1 – Os inscritos ou não em Dívida Ativa, desde que considerados os créditos tributários devidos por todos os estabelecimentos matriz e filial do mesmo contribuinte situados no estado, abranjam seis períodos de apuração seguidos em mora, ou oito períodos intercalados nos 12 meses anteriores ao último inadimplemento; ou

2 – Os inscritos em Dívida Ativa, desde que considerados os créditos tributários devidos por todos os estabelecimentos matriz e filial do mesmo contribuinte situados no estado, abranjam mais de quatro períodos de apuração nas situações em que o somatório dos respectivos créditos tributários vier a ultrapassar os valores ou percentuais estabelecidos em regulamento.

O Comitê Interinstitucional de Recuperação de Ativos (CIRA) poderá recomendar a suspensão da inscrição do contribuinte devedor contumaz quando restarem frustradas as tentativas de satisfação do crédito tributário pelas vias administrativa e judicial.

12 – Maranhão – A Lei Nº 11184/19 considera como devedor contumaz o contribuinte que:

1 – Deixar de recolher, no todo ou em parte, o ICMS devido nos prazos legais, declarado em arquivo digital de entrega obrigatória, relativo a oito períodos de apuração do imposto, nos doze meses anteriores ao corrente, considerados todos os estabelecimentos da empresa; ou

2 – Tiver créditos tributários inscritos em dívida ativa em valor superior a R$ 200.000,00, decorrente de imposto não declarado, em oito períodos de apuração do imposto, nos doze meses anteriores ao corrente, considerados todos os estabelecimentos da empresa; ou

3 – Tiver créditos tributários inscritos em dívida ativa que ultrapasse a 30% do seu patrimônio conhecido, ou 25% do faturamento anual declarado.

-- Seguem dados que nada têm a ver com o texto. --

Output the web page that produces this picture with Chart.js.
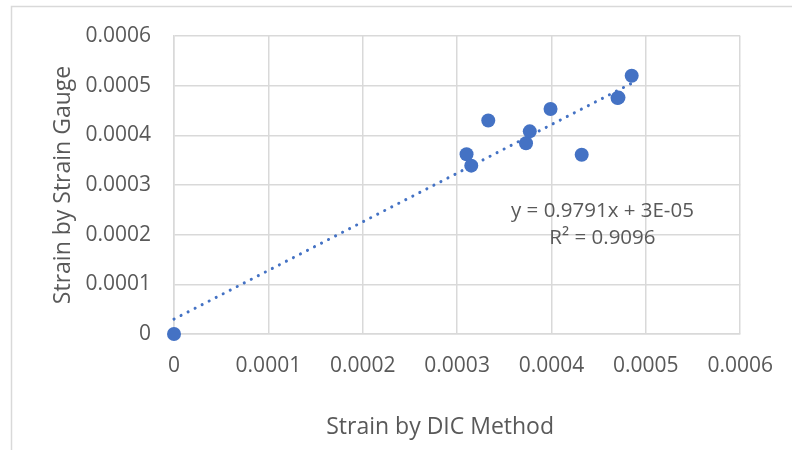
<!DOCTYPE html>
<html>
<head>
<meta charset="utf-8">
<script src="https://cdn.jsdelivr.net/npm/chart.js@4/dist/chart.umd.min.js"></script>
<style>
  html, body { margin: 0; padding: 0; background: #fff; }
  #wrap { width: 792px; height: 450px; }
</style>
</head>
<body>
<div id="wrap"><canvas id="strainChart" width="792" height="450"></canvas></div>
<script>
    'use strict'

    // strain pairs: DIC method (x) vs strain gauge (y)
    var dicStrain   = [0, 0.000310, 0.000315, 0.000333, 0.000373, 0.000377, 0.000399, 0.000432, 0.000470, 0.000471, 0.000485];
    var gaugeStrain = [0, 0.000362, 0.000339, 0.000430, 0.000384, 0.000408, 0.000453, 0.000361, 0.000475, 0.000476, 0.000520];

    // linear trendline
    var trendSlope = 0.9791;
    var trendIntercept = 0.00003;
    var trendLabel = ['y = 0.9791x + 3E-05', 'R\u00b2 = 0.9096'];

    var tickValues = [0, 0.0001, 0.0002, 0.0003, 0.0004, 0.0005, 0.0006];
    var xTitle = 'Strain by DIC Method';
    var yTitle = 'Strain by Strain Gauge';

    var blue = '#4472C4';
    var grey = '#595959';
    var gridGrey = '#D9D9D9';
    var fontFamily = '"Open Sans", "Liberation Sans", sans-serif';

    var points = dicStrain.map(function (x, i) { return { x: x, y: gaugeStrain[i] }; });
    var xMax = Math.max.apply(null, dicStrain);
    var trend = [
        { x: 0, y: trendIntercept },
        { x: xMax, y: trendSlope * xMax + trendIntercept }
    ];

    function fmt(v) {
        if (Math.abs(v) < 1e-12) return '0';
        return v.toFixed(4);
    }

    // outer chart frame
    var framePlugin = {
        id: 'frame',
        beforeDraw: function (chart) {
            var ctx = chart.ctx;
            ctx.save();
            ctx.strokeStyle = gridGrey;
            ctx.lineWidth = 1.5;
            ctx.strokeRect(11.5, 6.5, 1000, 1000);
            ctx.restore();
        }
    };

    // trendline equation + x axis title (centred on the whole chart body)
    var equationPlugin = {
        id: 'equation',
        afterDatasetsDraw: function (chart) {
            var ctx = chart.ctx;
            var xs = chart.scales.x, ys = chart.scales.y;
            var cx = xs.getPixelForValue(0.000454);
            var cy = ys.getPixelForValue(0.000248);
            ctx.save();
            ctx.fillStyle = grey;
            ctx.font = '20.5px ' + fontFamily;
            ctx.textAlign = 'center';
            ctx.textBaseline = 'middle';
            ctx.fillText(trendLabel[0], cx, cy);
            ctx.fillText(trendLabel[1], cx, cy + 27);

            ctx.font = '23px ' + fontFamily;
            ctx.fillText(xTitle, (xs.left + xs.right) / 2 - 17, xs.bottom - 23);
            ctx.restore();
        }
    };

    var ctx = document.getElementById('strainChart').getContext('2d');
    var chart = new Chart(ctx, {
        type: 'scatter',
        data: {
            datasets: [{
                label: 'Strain',
                data: points,
                backgroundColor: blue,
                borderColor: blue,
                borderWidth: 0,
                pointRadius: 7,
                pointHoverRadius: 7,
                clip: false,
                order: 2
            }, {
                label: 'Linear',
                type: 'line',
                data: trend,
                borderColor: blue,
                borderWidth: 3,
                borderDash: [0.1, 7.8],
                borderCapStyle: 'round',
                pointRadius: 0,
                fill: false,
                clip: false,
                order: 1
            }]
        },
        options: {
            responsive: false,
            animation: false,
            layout: { padding: { left: 0, top: 36, right: 51, bottom: 0 } },
            plugins: {
                legend: { display: false },
                tooltip: { enabled: false }
            },
            scales: {
                x: {
                    type: 'linear',
                    min: 0,
                    max: 0.0006,
                    afterBuildTicks: function (scale) {
                        scale.ticks = tickValues.map(function (v) { return { value: v }; });
                    },
                    afterFit: function (scale) { scale.height = 116; },
                    grid: { color: gridGrey, lineWidth: 1.5, drawTicks: false },
                    border: { color: gridGrey, width: 1.5 },
                    ticks: {
                        color: grey,
                        font: { family: fontFamily, size: 21 },
                        padding: 19,
                        maxRotation: 0,
                        callback: function (v) { return fmt(v); }
                    },
                    title: { display: false }
                },
                y: {
                    type: 'linear',
                    min: 0,
                    max: 0.0006,
                    afterBuildTicks: function (scale) {
                        scale.ticks = tickValues.map(function (v) { return { value: v }; });
                    },
                    afterFit: function (scale) { scale.width = 174; },
                    grid: { color: gridGrey, lineWidth: 1.5, drawTicks: false },
                    border: { color: gridGrey, width: 1.5 },
                    ticks: {
                        color: grey,
                        font: { family: fontFamily, size: 21 },
                        padding: 23,
                        callback: function (v) { return fmt(v); }
                    },
                    title: {
                        display: true,
                        text: yTitle,
                        color: grey,
                        font: { family: fontFamily, size: 23 },
                        padding: { top: 50, bottom: 0 }
                    }
                }
            }
        },
        plugins: [framePlugin, equationPlugin]
    });
</script>
</body>
</html>
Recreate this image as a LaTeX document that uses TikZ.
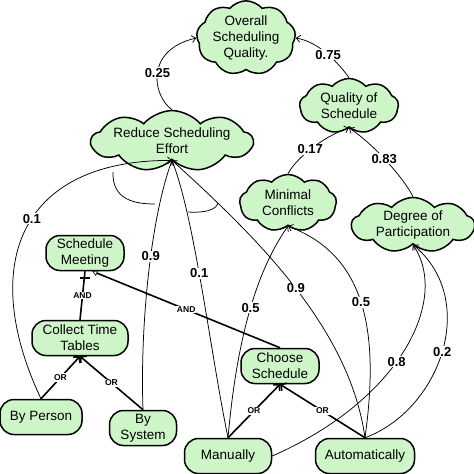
\documentclass[tikz,border=0pt]{standalone}
\usepackage{fontspec}
\setmainfont{Liberation Sans}
\usetikzlibrary{shapes.symbols,arrows.meta,calc}
\definecolor{goalgreen}{RGB}{205,245,200}

\begin{document}
\begin{tikzpicture}[x=1pt,y=-1pt,
    goal/.style={cloud, cloud puffs=9, cloud puff arc=100, cloud ignores aspect, draw, line width=1.5pt, fill=goalgreen, align=center, inner sep=0pt, font=\fontsize{13.5}{16}\selectfont},
    task/.style={rectangle, rounded corners=14pt, draw, line width=1.5pt, fill=goalgreen, align=center, inner xsep=8pt, inner ysep=2pt, minimum height=35pt, font=\fontsize{13.5}{16}\selectfont},
    contrib/.style={line width=0.75pt, -{Straight Barb[length=4pt,width=7pt]}},
    orlink/.style={line width=1.6pt, -{Straight Barb[length=4pt,width=9pt]}},
    andlink/.style={line width=1.6pt},
    lbl/.style={fill=white, inner sep=1pt, font=\fontsize{13}{14}\selectfont\bfseries},
    dlbl/.style={fill=white, inner sep=1pt, font=\fontsize{8.5}{10}\selectfont\bfseries}]
    \useasboundingbox (0,0) rectangle (474,474);

    \node[goal, minimum width=99pt, minimum height=70pt] (osq) at (246,38) {Overall\\Scheduling\\Quality.};
    \node[goal, minimum width=99pt, minimum height=55pt] (qos) at (349,106) {Quality of\\Schedule};
    \node[goal, minimum width=155pt, minimum height=52pt] (rse) at (172,141) {Reduce Scheduling\\Effort};
    \node[goal, minimum width=97pt, minimum height=57pt] (mc) at (288,203) {Minimal\\Conflicts};
    \node[goal, minimum width=123pt, minimum height=55pt] (dp) at (413,225) {Degree of\\Participation};

    \node[task, minimum width=78pt] (sm) at (85,253) {Schedule\\Meeting};
    \node[task, minimum width=96pt] (ctt) at (80,338) {Collect Time\\Tables};
    \node[task, minimum width=82pt] (bp) at (41,417) {By Person};
    \node[task, minimum width=67pt] (bs) at (143,428) {By\\System};
    \node[task, minimum width=78pt] (cs) at (280,366) {Choose\\Schedule};
    \node[task, minimum width=87pt] (man) at (228,456) {Manually};
    \node[task, minimum width=99pt] (aut) at (365,456) {Automatically};

    \draw[contrib] (rse.north) .. controls (152,95) and (145,50) .. node[lbl] {0.25} (osq.west);
    \draw[contrib] (qos.north) .. controls (340,65) and (320,42) .. node[lbl] {0.75} (osq.east);
    \draw[contrib] (mc.north) .. controls (295,160) and (320,138) .. node[lbl] {0.17} (qos.south);
    \draw[contrib] (dp.north) .. controls (405,180) and (375,145) .. node[lbl, pos=0.55] {0.83} (qos.south);

    \draw[contrib] (bp.north) .. controls (-20,270) and (15,160) .. node[lbl, pos=0.55] {0.1} (rse.south);
    \draw[contrib] (bs.north) .. controls (140,330) and (150,220) .. node[lbl, pos=0.58] {0.9} (rse.south);
    \draw[contrib] (man.north) .. controls (210,350) and (195,220) .. node[lbl, pos=0.55] {0.1} (rse.south);
    \draw[contrib] (aut.north) .. controls (350,330) and (260,240) .. node[lbl] {0.9} (rse.south);
    \draw[contrib] (man.north) .. controls (235,360) and (250,280) .. node[lbl, pos=0.57] {0.5} (mc.south);
    \draw[contrib] (aut.north) .. controls (380,330) and (365,255) .. node[lbl] {0.5} (mc.south);
    \draw[contrib] (man.east) .. controls (400,400) and (450,300) .. node[lbl, pos=0.45] {0.8} (dp.south);
    \draw[contrib] (aut.north) .. controls (440,410) and (480,300) .. node[lbl] {0.2} (dp.south);

    \draw[line width=0.75pt] (113,172) .. controls (112,200) and (135,204) .. (155,204);
    \draw[line width=0.75pt] (188,212) .. controls (205,213) and (216,210) .. (218,203);

    \draw[andlink] (ctt.north) -- node[dlbl] {AND} (sm.south);
    \draw[andlink] ($(sm.south)+(-5,7)$) -- ($(sm.south)+(5,7)$);
    \draw[andlink, -{Triangle[open,length=5pt,width=6pt,line width=0.6pt]}] (cs.north) -- node[dlbl] {AND} (sm.-68);

    \draw[orlink] (bp.north) -- node[dlbl] {OR} (ctt.south);
    \draw[orlink] (bs.north) -- node[dlbl] {OR} (ctt.south);
    \draw[orlink] (man.north) -- node[dlbl] {OR} (cs.south);
    \draw[orlink] (aut.north) -- node[dlbl] {OR} (cs.south);
\end{tikzpicture}
\end{document}
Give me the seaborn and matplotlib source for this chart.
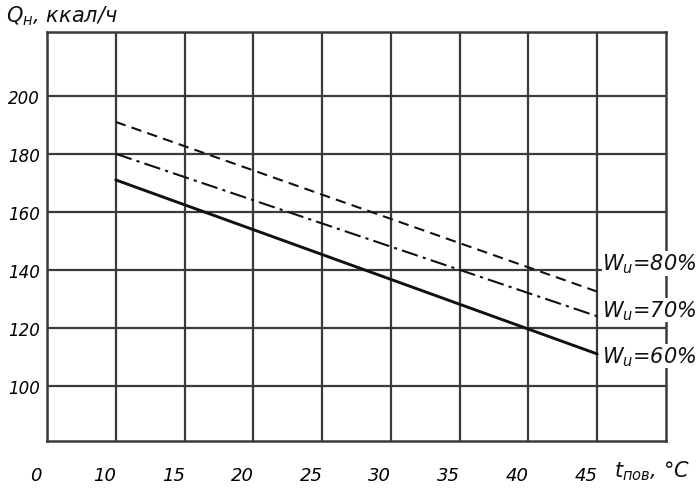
import matplotlib
matplotlib.use("Agg")
import matplotlib.pyplot as plt
import matplotlib.transforms as mtransforms
import seaborn as sns
import pandas as pd

# ---- data ----
x_tick_labels = ["0", "10", "15", "20", "25", "30", "35", "40", "45"]
y_ticks = [100, 120, 140, 160, 180, 200]
t_pov = [10, 45]
q_w80 = [191, 132.5]
q_w70 = [180, 124]
q_w60 = [171, 111]
series_names = ["W_u=80%", "W_u=70%", "W_u=60%"]

sns.set_theme(style="white")
FONT = ["DejaVu Sans"]
plt.rcParams["font.family"] = FONT
plt.rcParams["mathtext.fontset"] = "dejavusans"

# categorical (index) positions of the hand-drawn, non-uniform x axis
pos_of = {int(l): i for i, l in enumerate(x_tick_labels)}

rows = []
for name, vals in zip(series_names, [q_w80, q_w70, q_w60]):
    for t, q in zip(t_pov, vals):
        rows.append({"pos": pos_of[t], "Q": q, "series": name})
df = pd.DataFrame(rows)

fig = plt.figure(figsize=(7, 4.89), dpi=100)
ax = fig.add_axes([47 / 700, 1 - 442 / 489, (666 - 47) / 700, (442 - 33) / 489])

grid_c = "#3a3a3a"
ax.set_xlim(0, 9)
ax.set_ylim(81, 222)
ax.set_xticks(range(len(x_tick_labels)))
ax.set_xticklabels(x_tick_labels)
ax.set_yticks(y_ticks)
ax.set_yticklabels([str(v) for v in y_ticks])
ax.grid(True, color=grid_c, linewidth=1.6)
for s in ax.spines.values():
    s.set_visible(True)
    s.set_color(grid_c)
    s.set_linewidth(1.8)
ax.tick_params(axis="both", length=0)
ax.tick_params(axis="x", pad=18, labelsize=13, labelcolor="black")
ax.tick_params(axis="y", pad=5, labelsize=12, labelcolor="black")
for lab in ax.get_xticklabels() + ax.get_yticklabels():
    lab.set_fontstyle("italic")
for lab in ax.get_xticklabels():
    lab.set_transform(lab.get_transform() + mtransforms.ScaledTranslation(-11 / 100, 0, fig.dpi_scale_trans))

styles = {
    "W_u=80%": (0, (5, 3)),
    "W_u=70%": (0, (8, 2.5, 1.5, 2.5)),
    "W_u=60%": "solid",
}
widths = {"W_u=80%": 1.5, "W_u=70%": 1.5, "W_u=60%": 2.1}
label_shift_px = {"W_u=80%": 28, "W_u=70%": 6, "W_u=60%": -2}
for name in series_names:
    sub = df[df["series"] == name]
    sns.lineplot(data=sub, x="pos", y="Q", ax=ax, color="#111111",
                 linestyle=styles[name], linewidth=widths[name], legend=False)
    last = sub.iloc[-1]
    num = name.split("=")[1]
    tr = ax.transData + mtransforms.ScaledTranslation(5 / 100, label_shift_px[name] / 100, fig.dpi_scale_trans)
    ax.text(last["pos"], last["Q"], r"$W_{u}$" + "=" + num.replace("%", r"%"),
            fontsize=15, fontstyle="italic", ha="left", va="center",
            color="#111111", transform=tr, clip_on=False,
            bbox=dict(facecolor="white", edgecolor="none", pad=0.3))

ax.set_xlabel("")
ax.set_ylabel("")

fig.text(6 / 700, 1 - 16 / 489, r"$Q_{н}$" + ", ккал/ч", fontsize=15, fontstyle="italic",
         ha="left", va="center", color="#111111")
fig.text(614 / 700, 1 - 471 / 489, r"$t_{пов}$" + ", °C", fontsize=15, fontstyle="italic",
         ha="left", va="center", color="#111111")

fig.savefig("out.png", dpi=100, facecolor="white")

13 – Pará – A Secretaria de Estado da Fazenda (Sefa) implantou, por meio da lei estadual 8.877/2019, a dosimetria em multas do ICMS, que é graduação da pena, amparada no princípio da proporcionalidade.  Caracteriza inadimplência contumaz, isolada ou cumulativamente:

1 – A falta de recolhimento do imposto devido em 2/3 dos períodos de referência de qualquer ano calendário;

2 – A existência de créditos tributários exigíveis em valor que ultrapasse 40% do faturamento anual.”

14 – Paraíba – No estado, é a Lei Nº 11247/18 que aborda a questão do devedor contumaz.  A Secretaria de Estado da Receita deverá declarar como devedor contumaz o contribuinte do ICMS que se enquadrar em uma das seguintes condições:

1 – Sistematicamente deixar de recolher, no prazo regulamentar, o imposto declarado na Escrituração Fiscal Digital – EFD por qualquer de seus estabelecimentos localizados no estado, relativo a oito períodos de apuração, sucessivos ou não, nos últimos 12 meses;

2 – Sistematicamente deixar de recolher, no prazo regulamentar, mais de 70% do imposto declarado na Escrituração Fiscal Digital – EFD pela totalidade dos seus estabelecimentos localizados no estado, nos últimos 12 meses;

3 – Tiver créditos tributários inscritos em Dívida Ativa do Estado da Paraíba em valor superior a 8.000 UFR-PB, referente à totalidade dos seus estabelecimentos localizados no estado.

15 – Rio Grande do Norte – A Lei Nº 1049715/19 instituiu o Programa de Estímulo à Regularidade Tributária, denominado Contribuinte Exemplar. Será considerado devedor contumaz, para efeito da lei estadual, o contribuinte que:

1 – Deixar de recolher o imposto devido por três meses consecutivos ou seis meses alternados; ou

2 – Tiver créditos tributários inscritos em Dívida Ativa referentes à falta de recolhimento do imposto, no todo ou em parte, apurado e declarado, em valor que ultrapasse R$ 250.000,00, considerados todos os estabelecimentos da empresa; ou 30% (trinta por cento) do valor total das operações e prestações nos doze meses imediatamente anteriores.